Los ojos se me llenaron de lágrimas. Lo tenía entre mis brazos. Noté que el corazón se le aceleraba, pero no sabía que se le había roto la aorta y se estaba ahogando en su propia sangre conforme ésta entraba en la cavidad corporal.

—Maha, meri beti, mi estrella —balbució sin soltarme la mano.

—No hables, por favor, guruji. Guarda las fuerzas —supliqué conteniendo las lágrimas, aunque notaba que se iba.

—Prométeme que acabarás la obra —me pidió con dificultad.

—Te lo juro, Maharaji, la acabaré —aseguré sin dejar de temblar.

—Sé feliz. Eres mi pequeña maharaní. Te cuidaré siempre desde el lugar al que me dirijo...

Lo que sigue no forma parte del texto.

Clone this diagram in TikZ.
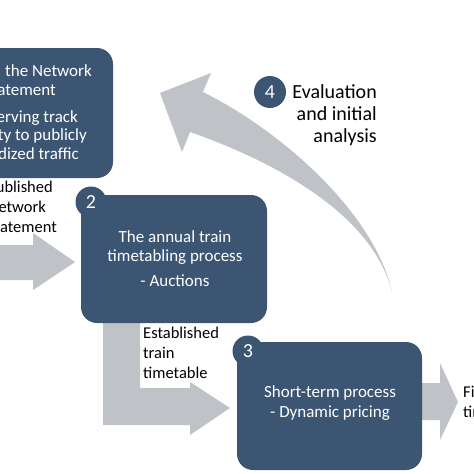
\documentclass[tikz,border=0pt]{standalone}
\usepackage{fontspec}
\setmainfont{Carlito}
\definecolor{boxblue}{HTML}{3B5572}
\definecolor{arrowgray}{HTML}{BFC2C6}
\begin{document}
\begin{tikzpicture}[x=1pt,y=-1pt,
  box/.style={fill=boxblue, rounded corners=16pt},
  garrow/.style={fill=arrowgray},
  boxtext/.style={text=white, font=\fontsize{17}{18}\selectfont, inner sep=0},
  lbl/.style={text=black, font=\fontsize{16.5}{18}\selectfont, inner sep=0},
  evtext/.style={text=black, font=\fontsize{20}{22}\selectfont, inner sep=0, anchor=base east},
  numcirc/.style={circle, fill=boxblue, minimum size=31pt, inner sep=0, text=white, font=\fontsize{20}{20}\selectfont}]
\useasboundingbox (0,0) rectangle (474,474);
\clip (0,0) rectangle (474,474);

% gray arrows
\fill[garrow] (-5,245) -- (33,245) -- (33,233) -- (75,262) -- (33,290) -- (33,280) -- (-5,280) -- cycle;
\fill[garrow] (103,310) -- (140,310) -- (140,388) -- (190,388) -- (190,382) -- (230,408) -- (190,435) -- (190,425) -- (103,425) -- cycle;
\fill[garrow] (415,383) -- (440,383) -- (440,363) -- (458,402) -- (440,440) -- (440,420) -- (415,420) -- cycle;
\fill[garrow] (392,292) .. controls (375,215) and (285,133) .. (203,92) -- (211,73) -- (160,93) -- (182,152) -- (190,132) .. controls (270,160) and (372,212) .. (392,292) -- cycle;

% box 1
\fill[box] (-40,48) rectangle (113,178);
\node[boxtext, anchor=base east] (b1a) at (92,76) {the Network};
\node[boxtext, anchor=base east] (b1b) at (56,95) {Statement};
\node[boxtext, anchor=base east] (b1c) at (78,122) {- Reserving track};
\node[boxtext, anchor=base east] (b1d) at (87,140) {capacity to publicly};
\node[boxtext, anchor=base east] (b1e) at (79,159) {subsidized traffic};

% label 1
\node[lbl, anchor=base east] (l1a) at (53,192) {Published};
\node[lbl, anchor=base east] (l1b) at (46,212) {Network};
\node[lbl, anchor=base east] (l1c) at (57,232) {Statement};

% box 2
\fill[box] (81,195) rectangle (267,323);
\node[numcirc] (n2) at (91,202) {2};
\node[boxtext, anchor=base] (b2a) at (175,242) {The annual train};
\node[boxtext, anchor=base] (b2b) at (175,261) {timetabling process};
\node[boxtext, anchor=base] (b2c) at (175,286) {- Auctions};

% label 2
\node[lbl, anchor=base west] (l2a) at (143,338) {Established};
\node[lbl, anchor=base west] (l2b) at (143,358) {train};
\node[lbl, anchor=base west] (l2c) at (143,378) {timetable};

% box 3
\fill[box] (237,342) rectangle (422,470);
\node[numcirc] (n3) at (248,351) {3};
\node[boxtext, anchor=base] (b3a) at (330,397) {Short-term process};
\node[boxtext, anchor=base] (b3b) at (330,417) {- Dynamic pricing};

% label 3
\node[lbl, anchor=base west] (l3a) at (463,397) {Final};
\node[lbl, anchor=base west] (l3b) at (463,417) {timetable};

% evaluation
\node[numcirc, minimum size=32pt] (n4) at (270,92) {4};
\node[evtext] (e1) at (377,98) {Evaluation};
\node[evtext] (e2) at (377,120) {and initial};
\node[evtext] (e3) at (377,142) {analysis};
\end{tikzpicture}
\end{document}
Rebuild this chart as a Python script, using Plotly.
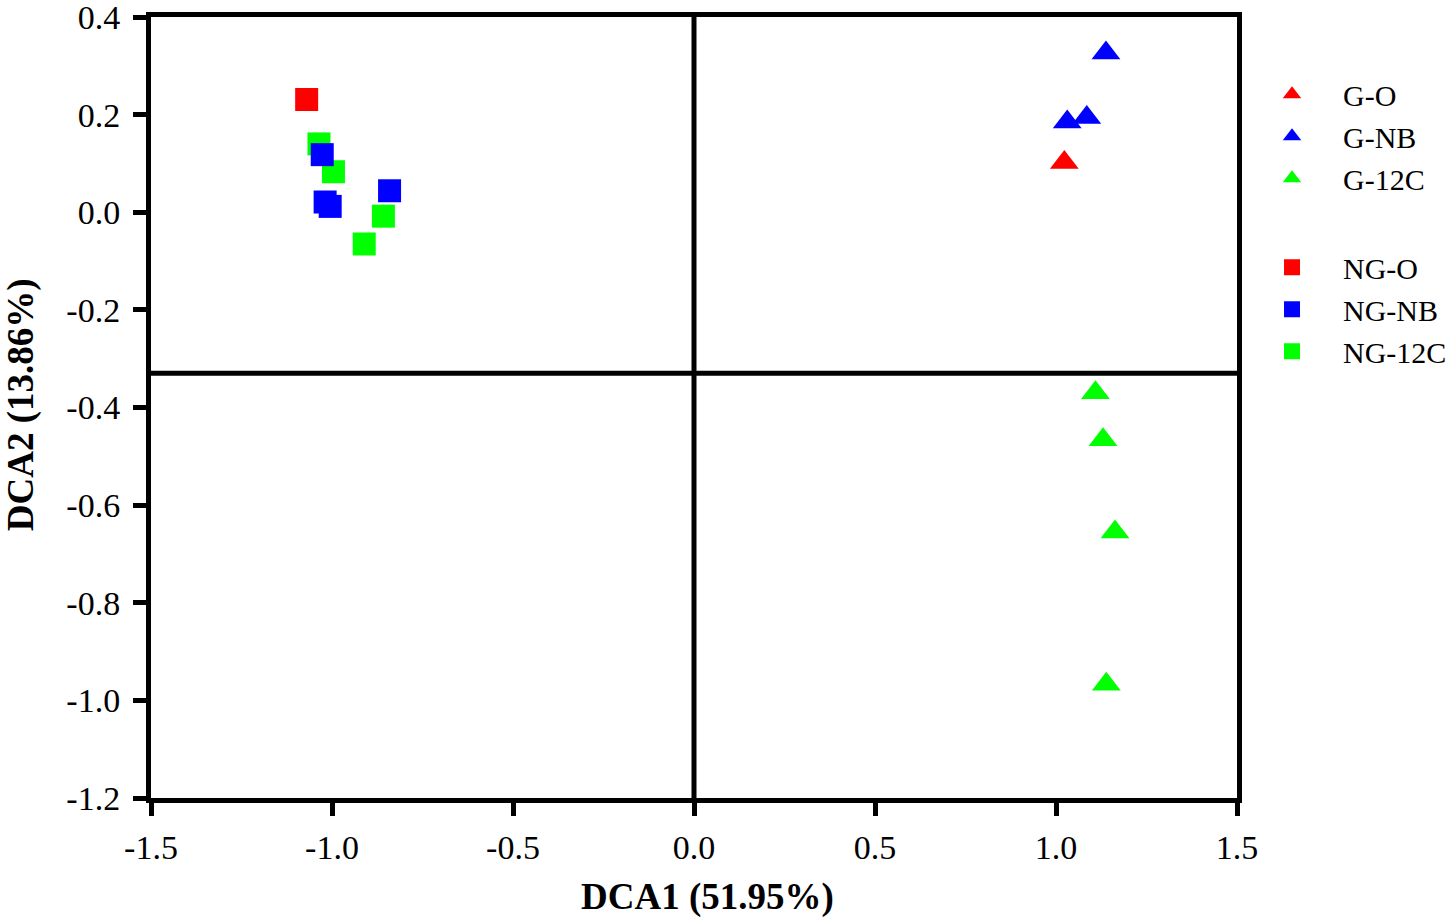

—¡Maharaji! ¡Maharaji! ¡No! ¡Por favor! No puedes irte, no queda nadie, por favor, no puedes dejarme sola —gemí antes de desplomarme sobre su pecho.

Krishna Maharaji recibió todos los rituales de enterramiento de los brahmanes hindúes y yo misma esparcí sus cenizas en el Ganges. Vestida con un sencillo sari de algodón, encendí una velita, la coloqué sobre una flor de loto y dejé que se alejara con la corriente del gran río, uno de los símbolos imperecederos de la antigua civilización.

—Tu gurú cuida de ti —aseguró uno de los sacerdotes del templo.

—¿Cómo puede hacerlo, pandit? Se ha ido.

El sacerdote meneó la cabeza y sonrió.

—Nahin mahaji —respondió con amabilidad—, siempre estará contigo. Ahora ya lo está. Está en tu corazón.

Después de aquello, no volví a bailar kathak y pasó un cuarto de siglo antes de que volviera a ponerme unos ghungroos.